(Entries with chart source code)

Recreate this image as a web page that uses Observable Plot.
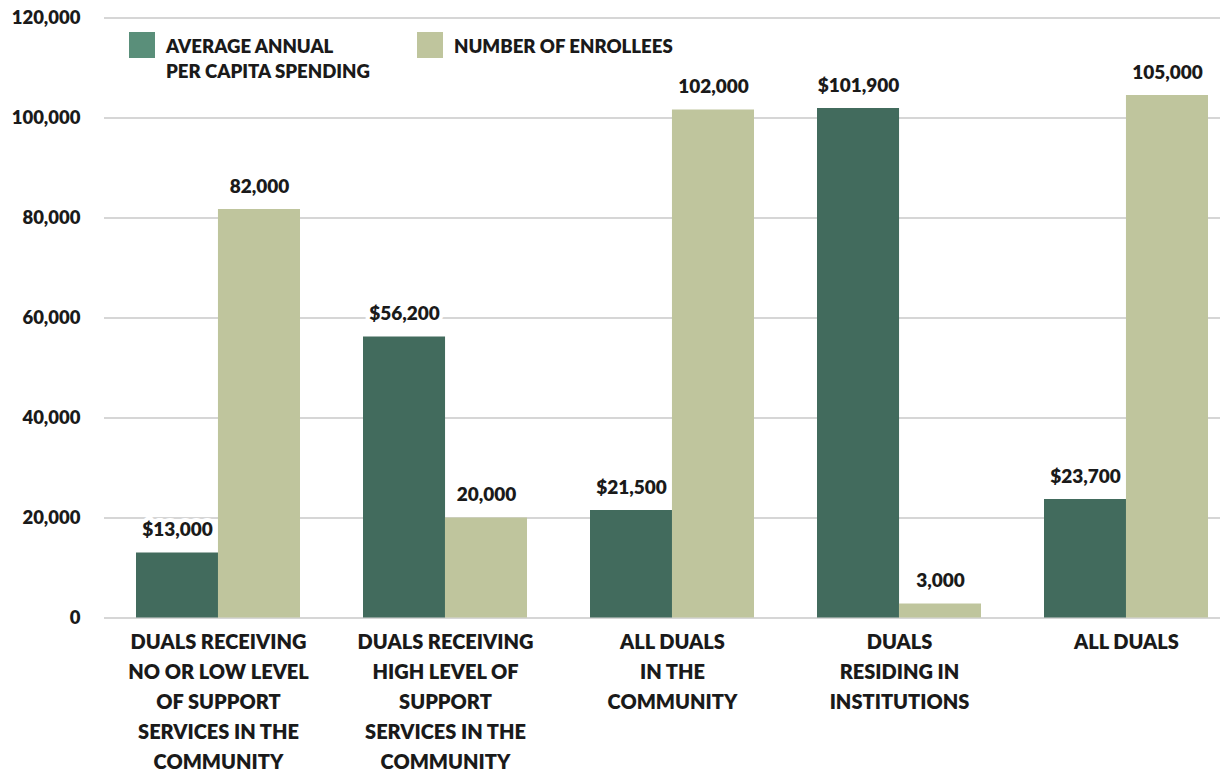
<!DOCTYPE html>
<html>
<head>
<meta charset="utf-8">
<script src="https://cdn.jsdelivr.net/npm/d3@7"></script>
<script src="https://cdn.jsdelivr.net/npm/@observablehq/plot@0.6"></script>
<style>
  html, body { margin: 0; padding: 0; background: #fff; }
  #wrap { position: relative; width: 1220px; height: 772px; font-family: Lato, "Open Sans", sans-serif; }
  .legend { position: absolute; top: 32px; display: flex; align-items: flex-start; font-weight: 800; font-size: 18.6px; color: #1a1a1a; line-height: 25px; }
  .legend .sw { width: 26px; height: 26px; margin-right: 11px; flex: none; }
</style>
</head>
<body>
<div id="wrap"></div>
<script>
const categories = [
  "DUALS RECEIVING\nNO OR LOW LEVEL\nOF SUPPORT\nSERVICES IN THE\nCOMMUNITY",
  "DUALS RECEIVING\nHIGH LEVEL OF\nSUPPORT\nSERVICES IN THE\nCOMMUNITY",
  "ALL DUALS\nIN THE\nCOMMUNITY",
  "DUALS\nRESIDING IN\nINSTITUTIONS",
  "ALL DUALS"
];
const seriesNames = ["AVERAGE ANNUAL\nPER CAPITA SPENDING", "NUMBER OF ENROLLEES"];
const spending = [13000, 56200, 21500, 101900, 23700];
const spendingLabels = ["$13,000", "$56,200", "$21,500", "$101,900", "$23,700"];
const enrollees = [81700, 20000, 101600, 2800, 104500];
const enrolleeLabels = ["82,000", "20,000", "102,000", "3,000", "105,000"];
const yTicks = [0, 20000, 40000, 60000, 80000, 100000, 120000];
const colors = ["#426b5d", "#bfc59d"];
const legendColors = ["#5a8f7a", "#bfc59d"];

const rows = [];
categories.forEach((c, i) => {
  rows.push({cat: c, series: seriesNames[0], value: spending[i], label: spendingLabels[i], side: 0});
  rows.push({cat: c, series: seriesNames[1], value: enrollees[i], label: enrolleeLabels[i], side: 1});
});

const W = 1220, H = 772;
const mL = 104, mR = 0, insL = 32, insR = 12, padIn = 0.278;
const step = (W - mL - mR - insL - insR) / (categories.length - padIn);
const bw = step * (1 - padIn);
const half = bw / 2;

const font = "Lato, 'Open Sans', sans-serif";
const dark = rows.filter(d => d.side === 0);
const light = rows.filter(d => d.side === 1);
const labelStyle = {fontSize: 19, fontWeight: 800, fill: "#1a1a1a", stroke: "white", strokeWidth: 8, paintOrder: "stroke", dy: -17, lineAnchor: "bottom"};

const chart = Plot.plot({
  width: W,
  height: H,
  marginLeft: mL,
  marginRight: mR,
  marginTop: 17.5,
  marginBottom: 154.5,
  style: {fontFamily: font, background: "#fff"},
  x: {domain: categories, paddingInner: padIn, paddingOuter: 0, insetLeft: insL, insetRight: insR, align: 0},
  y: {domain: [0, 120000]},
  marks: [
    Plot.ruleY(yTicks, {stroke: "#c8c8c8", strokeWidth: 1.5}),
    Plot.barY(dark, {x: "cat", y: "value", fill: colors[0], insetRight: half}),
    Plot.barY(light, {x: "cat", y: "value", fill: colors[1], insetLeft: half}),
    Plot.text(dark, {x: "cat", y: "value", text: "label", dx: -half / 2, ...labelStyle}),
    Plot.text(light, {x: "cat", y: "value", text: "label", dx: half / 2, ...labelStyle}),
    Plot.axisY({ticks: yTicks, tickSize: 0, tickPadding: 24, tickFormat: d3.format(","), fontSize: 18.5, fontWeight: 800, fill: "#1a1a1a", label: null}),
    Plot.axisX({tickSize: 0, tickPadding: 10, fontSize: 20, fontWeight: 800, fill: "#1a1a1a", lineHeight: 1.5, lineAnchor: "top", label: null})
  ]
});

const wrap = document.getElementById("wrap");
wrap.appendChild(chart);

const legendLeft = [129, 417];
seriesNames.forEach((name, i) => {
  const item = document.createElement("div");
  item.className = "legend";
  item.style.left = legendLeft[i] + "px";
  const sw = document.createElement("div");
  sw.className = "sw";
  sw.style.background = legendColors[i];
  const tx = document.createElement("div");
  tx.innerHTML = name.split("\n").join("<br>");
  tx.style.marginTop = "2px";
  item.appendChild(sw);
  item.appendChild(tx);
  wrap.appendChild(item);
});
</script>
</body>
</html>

* * *

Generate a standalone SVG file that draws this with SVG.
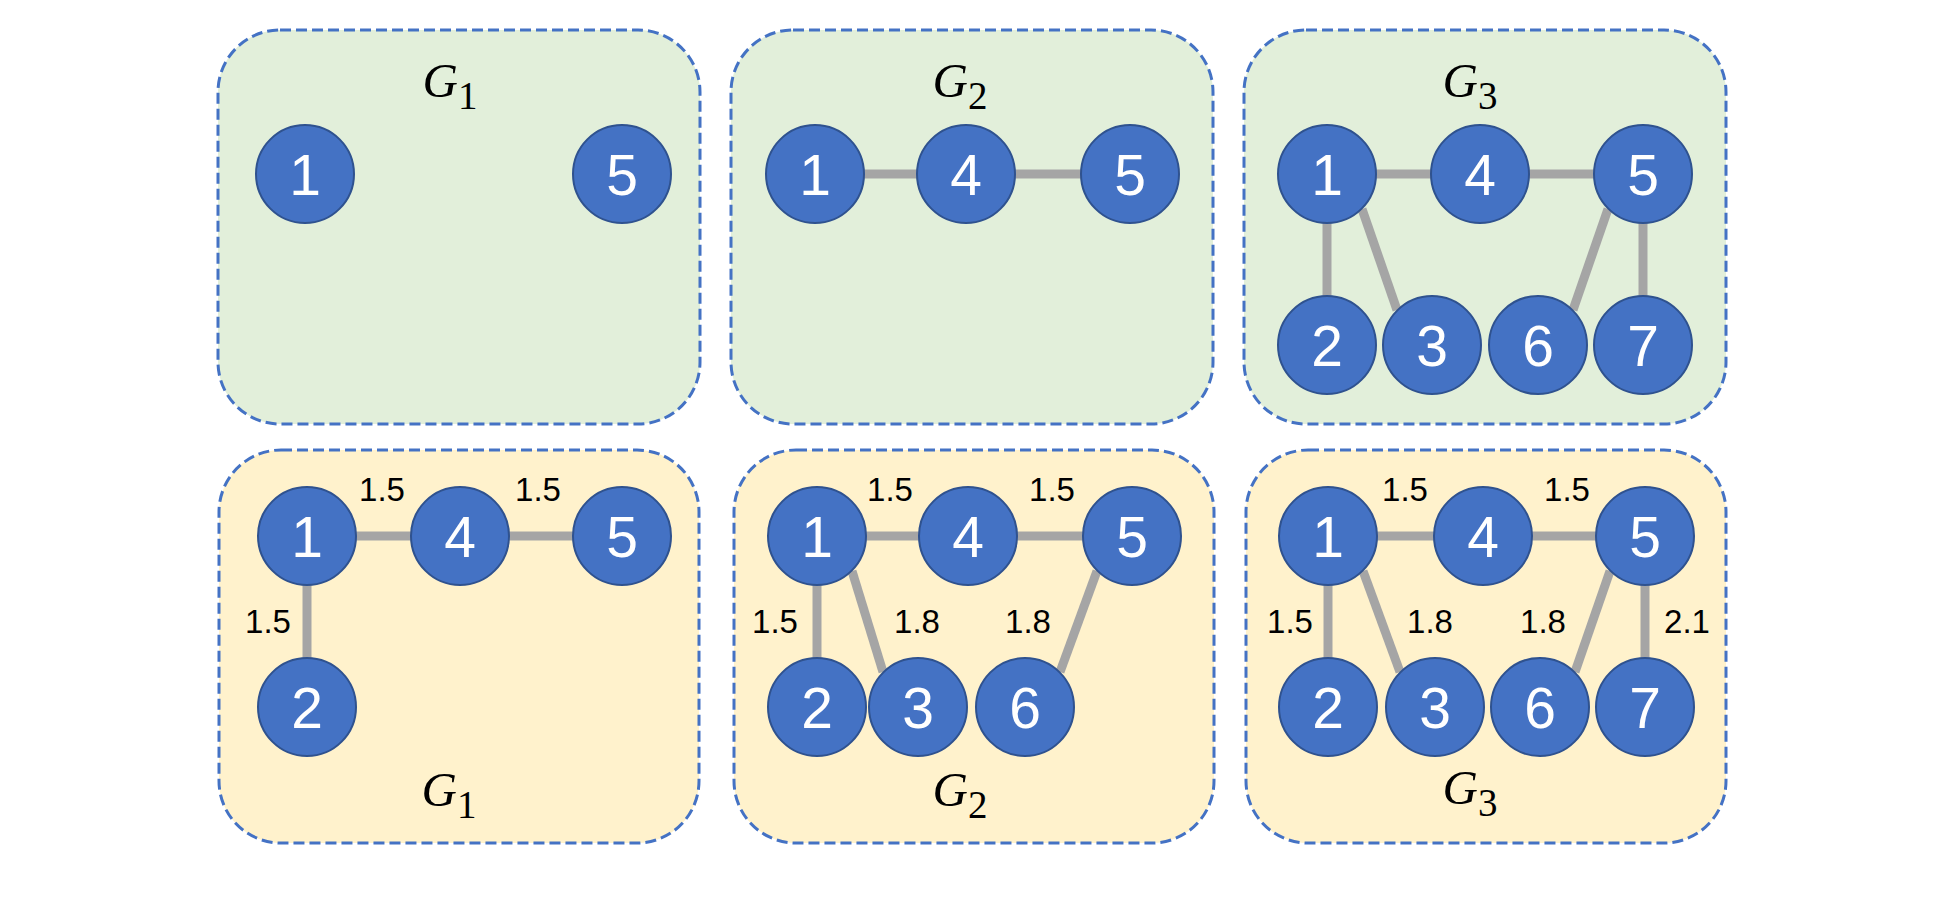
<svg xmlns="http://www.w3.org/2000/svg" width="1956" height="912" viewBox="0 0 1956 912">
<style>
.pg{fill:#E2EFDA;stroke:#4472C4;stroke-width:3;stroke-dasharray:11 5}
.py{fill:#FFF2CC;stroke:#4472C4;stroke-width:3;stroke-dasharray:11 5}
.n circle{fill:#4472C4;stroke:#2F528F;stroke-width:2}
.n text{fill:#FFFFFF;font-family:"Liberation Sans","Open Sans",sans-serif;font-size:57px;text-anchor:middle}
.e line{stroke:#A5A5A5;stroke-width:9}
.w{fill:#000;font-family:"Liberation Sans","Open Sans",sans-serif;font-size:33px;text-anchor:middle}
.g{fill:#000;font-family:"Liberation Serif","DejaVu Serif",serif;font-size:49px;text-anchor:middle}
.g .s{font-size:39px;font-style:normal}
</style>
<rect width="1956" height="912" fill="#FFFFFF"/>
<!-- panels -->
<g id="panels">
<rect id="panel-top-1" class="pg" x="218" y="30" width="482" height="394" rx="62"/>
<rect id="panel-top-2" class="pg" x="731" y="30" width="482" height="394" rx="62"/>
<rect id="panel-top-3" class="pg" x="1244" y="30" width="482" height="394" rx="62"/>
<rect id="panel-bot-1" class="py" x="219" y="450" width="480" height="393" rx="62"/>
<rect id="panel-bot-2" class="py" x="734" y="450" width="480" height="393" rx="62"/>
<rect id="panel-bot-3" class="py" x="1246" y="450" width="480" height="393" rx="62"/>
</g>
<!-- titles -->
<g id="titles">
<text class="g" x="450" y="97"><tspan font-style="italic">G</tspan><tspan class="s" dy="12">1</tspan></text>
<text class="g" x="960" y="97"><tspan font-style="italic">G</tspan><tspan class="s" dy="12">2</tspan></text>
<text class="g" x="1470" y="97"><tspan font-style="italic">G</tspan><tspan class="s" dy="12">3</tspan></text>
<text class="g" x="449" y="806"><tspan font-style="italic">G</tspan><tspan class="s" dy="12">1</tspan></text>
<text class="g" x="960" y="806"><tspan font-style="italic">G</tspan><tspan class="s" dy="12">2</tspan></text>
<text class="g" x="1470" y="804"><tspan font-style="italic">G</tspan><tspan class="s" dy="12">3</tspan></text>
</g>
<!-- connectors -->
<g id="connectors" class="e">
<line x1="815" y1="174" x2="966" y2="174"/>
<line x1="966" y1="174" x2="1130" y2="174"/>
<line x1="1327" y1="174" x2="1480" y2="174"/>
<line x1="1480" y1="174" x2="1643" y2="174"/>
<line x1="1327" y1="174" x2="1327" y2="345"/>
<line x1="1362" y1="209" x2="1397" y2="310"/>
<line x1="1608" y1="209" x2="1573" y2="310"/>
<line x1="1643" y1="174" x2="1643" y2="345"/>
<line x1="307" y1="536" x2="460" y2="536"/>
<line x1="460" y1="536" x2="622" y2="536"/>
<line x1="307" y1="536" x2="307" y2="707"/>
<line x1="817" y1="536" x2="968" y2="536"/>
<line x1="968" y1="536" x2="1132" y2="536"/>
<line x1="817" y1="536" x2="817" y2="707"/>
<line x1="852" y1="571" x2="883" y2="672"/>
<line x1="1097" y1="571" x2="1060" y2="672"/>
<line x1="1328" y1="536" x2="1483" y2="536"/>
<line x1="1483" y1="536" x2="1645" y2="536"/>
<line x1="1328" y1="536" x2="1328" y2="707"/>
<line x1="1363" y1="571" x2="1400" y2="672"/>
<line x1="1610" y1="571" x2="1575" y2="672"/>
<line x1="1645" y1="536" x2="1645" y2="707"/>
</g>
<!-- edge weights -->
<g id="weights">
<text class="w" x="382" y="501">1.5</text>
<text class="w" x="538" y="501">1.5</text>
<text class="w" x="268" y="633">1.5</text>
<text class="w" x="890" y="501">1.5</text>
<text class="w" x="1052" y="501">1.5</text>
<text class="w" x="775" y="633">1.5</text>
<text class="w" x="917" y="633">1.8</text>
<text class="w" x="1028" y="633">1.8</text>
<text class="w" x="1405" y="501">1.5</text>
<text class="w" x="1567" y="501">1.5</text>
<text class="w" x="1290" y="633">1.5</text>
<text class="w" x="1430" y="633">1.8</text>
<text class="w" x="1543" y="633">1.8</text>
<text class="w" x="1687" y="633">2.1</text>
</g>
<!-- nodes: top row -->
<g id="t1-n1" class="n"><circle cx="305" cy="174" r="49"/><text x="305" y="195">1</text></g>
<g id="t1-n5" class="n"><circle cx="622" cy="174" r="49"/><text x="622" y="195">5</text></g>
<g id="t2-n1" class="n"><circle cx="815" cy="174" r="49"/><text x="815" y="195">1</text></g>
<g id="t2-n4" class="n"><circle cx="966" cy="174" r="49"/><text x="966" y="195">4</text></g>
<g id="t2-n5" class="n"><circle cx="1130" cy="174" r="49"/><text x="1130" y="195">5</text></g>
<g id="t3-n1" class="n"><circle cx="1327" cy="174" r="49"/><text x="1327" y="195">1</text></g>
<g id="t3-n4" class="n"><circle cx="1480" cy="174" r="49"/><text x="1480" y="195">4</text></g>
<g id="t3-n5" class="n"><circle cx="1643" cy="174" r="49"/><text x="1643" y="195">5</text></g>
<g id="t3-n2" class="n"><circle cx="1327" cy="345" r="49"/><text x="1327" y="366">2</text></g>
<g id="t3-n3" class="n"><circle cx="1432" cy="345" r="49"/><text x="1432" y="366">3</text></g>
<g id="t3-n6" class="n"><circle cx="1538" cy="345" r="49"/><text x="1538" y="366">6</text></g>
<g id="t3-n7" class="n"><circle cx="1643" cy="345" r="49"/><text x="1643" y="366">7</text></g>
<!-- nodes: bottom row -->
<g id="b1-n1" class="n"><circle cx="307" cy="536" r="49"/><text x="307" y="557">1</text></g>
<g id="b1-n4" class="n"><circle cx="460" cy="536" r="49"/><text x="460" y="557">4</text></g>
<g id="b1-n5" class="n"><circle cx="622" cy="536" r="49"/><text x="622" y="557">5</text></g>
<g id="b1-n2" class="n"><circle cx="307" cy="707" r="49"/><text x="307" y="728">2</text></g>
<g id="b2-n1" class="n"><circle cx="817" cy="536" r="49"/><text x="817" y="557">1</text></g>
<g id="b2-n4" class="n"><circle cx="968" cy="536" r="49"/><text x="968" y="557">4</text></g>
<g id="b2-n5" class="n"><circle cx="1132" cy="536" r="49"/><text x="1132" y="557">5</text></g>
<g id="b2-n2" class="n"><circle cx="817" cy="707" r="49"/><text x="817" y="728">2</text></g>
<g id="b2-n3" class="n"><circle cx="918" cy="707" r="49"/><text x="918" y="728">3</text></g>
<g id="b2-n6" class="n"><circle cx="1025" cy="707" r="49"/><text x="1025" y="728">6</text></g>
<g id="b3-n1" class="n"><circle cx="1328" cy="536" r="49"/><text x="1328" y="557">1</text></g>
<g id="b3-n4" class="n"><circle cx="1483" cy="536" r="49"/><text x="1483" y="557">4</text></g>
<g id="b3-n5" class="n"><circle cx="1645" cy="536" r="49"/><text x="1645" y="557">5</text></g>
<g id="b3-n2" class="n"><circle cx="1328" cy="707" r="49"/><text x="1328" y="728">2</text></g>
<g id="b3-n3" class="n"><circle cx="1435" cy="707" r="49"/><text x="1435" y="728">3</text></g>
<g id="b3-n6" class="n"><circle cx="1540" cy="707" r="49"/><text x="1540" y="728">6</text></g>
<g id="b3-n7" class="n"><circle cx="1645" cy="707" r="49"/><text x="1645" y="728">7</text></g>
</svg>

SHORT TASK — Each line containing "that" counts once; state the total number of such lines and nothing else.

OUTPUT — 2